What to do when a wipe becomes inevitable
Even good servers make hard calls. If a wipe is coming and the staff communicates early, look for compensation structures that honor your time. Titles, cosmetics, carryover achievements, or preferential name reservations all help. Gold carryover is tricky and often counterproductive. I prefer clean economic slates with a modest stash of account‑bound cosmetics or mounts to mark your history. If staff offer item transfers or legacy realm merges, evaluate the target’s health before you accept.
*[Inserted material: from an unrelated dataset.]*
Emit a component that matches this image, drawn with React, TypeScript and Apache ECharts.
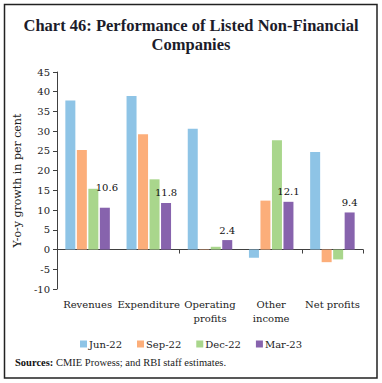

If the wipe blindsides you, capture what matters, then move deliberately. Take screenshots of your characters, export your addon profiles, and write a short note to your guild with your next steps. People follow clarity. Don’t rage at staff in public, even if you feel they deserve it. Channel the frustration into picking a better home, and carry the lesson forward.
The long game
Private servers live on passion first, money second, and convenience a distant third. You will not get a perfect replica of the past, and that is all right. You’re looking for a place where the team respects the craft and respects your time. The red flags are rarely loud. They usually show up as small inconsistencies, slippery language, and metrics that fail to line up with lived experience.
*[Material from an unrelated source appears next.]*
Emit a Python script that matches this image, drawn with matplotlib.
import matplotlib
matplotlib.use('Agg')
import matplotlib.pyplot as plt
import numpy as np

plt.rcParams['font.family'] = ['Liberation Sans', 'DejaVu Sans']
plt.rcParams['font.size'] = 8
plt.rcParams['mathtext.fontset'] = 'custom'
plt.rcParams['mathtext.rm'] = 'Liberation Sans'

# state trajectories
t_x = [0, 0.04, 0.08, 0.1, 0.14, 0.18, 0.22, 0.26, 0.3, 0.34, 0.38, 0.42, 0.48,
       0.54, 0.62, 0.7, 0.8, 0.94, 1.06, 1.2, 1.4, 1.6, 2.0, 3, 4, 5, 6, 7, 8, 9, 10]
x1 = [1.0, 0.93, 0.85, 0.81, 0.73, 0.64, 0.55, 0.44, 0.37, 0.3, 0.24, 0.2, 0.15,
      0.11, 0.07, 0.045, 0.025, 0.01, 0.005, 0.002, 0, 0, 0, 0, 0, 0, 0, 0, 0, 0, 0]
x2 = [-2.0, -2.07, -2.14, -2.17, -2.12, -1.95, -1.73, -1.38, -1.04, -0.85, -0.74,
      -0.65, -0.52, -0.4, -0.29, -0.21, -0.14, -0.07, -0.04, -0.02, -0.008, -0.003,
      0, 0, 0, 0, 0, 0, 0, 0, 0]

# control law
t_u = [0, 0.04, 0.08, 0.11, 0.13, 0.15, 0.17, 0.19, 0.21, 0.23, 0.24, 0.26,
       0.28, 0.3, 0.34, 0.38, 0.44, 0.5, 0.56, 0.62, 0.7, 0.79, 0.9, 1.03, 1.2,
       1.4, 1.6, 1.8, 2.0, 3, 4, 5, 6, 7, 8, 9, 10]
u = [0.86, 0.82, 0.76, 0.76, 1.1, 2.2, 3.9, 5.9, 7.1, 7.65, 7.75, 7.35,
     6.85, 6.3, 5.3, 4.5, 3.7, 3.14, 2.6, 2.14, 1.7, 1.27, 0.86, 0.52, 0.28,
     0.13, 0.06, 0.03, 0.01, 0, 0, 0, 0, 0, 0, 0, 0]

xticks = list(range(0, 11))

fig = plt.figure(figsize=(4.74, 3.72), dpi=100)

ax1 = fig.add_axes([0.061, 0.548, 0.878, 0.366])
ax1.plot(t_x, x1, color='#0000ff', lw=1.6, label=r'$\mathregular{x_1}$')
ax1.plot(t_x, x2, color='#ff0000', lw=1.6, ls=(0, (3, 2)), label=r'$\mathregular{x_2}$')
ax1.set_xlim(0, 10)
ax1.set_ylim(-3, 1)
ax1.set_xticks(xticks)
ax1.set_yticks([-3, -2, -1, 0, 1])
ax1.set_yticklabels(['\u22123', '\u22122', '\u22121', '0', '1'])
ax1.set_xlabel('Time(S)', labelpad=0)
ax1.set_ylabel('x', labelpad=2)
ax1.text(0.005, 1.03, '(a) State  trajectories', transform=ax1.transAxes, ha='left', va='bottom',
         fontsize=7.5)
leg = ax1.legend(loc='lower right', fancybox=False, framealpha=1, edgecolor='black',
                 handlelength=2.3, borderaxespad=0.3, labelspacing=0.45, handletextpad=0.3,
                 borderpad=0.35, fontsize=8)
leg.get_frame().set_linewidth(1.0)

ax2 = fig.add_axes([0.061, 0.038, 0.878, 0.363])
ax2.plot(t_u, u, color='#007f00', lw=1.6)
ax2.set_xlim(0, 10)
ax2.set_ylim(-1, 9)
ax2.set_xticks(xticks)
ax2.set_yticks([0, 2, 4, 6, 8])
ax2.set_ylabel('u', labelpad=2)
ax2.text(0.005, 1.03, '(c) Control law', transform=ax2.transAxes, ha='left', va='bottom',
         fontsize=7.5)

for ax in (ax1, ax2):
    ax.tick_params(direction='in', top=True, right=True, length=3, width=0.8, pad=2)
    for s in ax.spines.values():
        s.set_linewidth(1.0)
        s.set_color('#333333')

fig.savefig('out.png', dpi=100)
Treat your scouting like a dungeon crawl. Pull carefully, test the waters, keep an eye on your healer’s mana bar, and pace your cooldowns. You don’t have to clear the place on the first lockout, but you should know when a boss enrages and when to call a wipe yourself, not wait for someone else to pull the plug for you.
If you sift past the noise, you’ll find those rare realms that carry for years. Guild tags you recognize from months ago. Raid leaders who schedule on time. GMs who answer hard questions without hiding. A cash shop that stays put. Characters that feel safe to invest in. That’s the adventure worth taking, not the one that ends at a donation screen.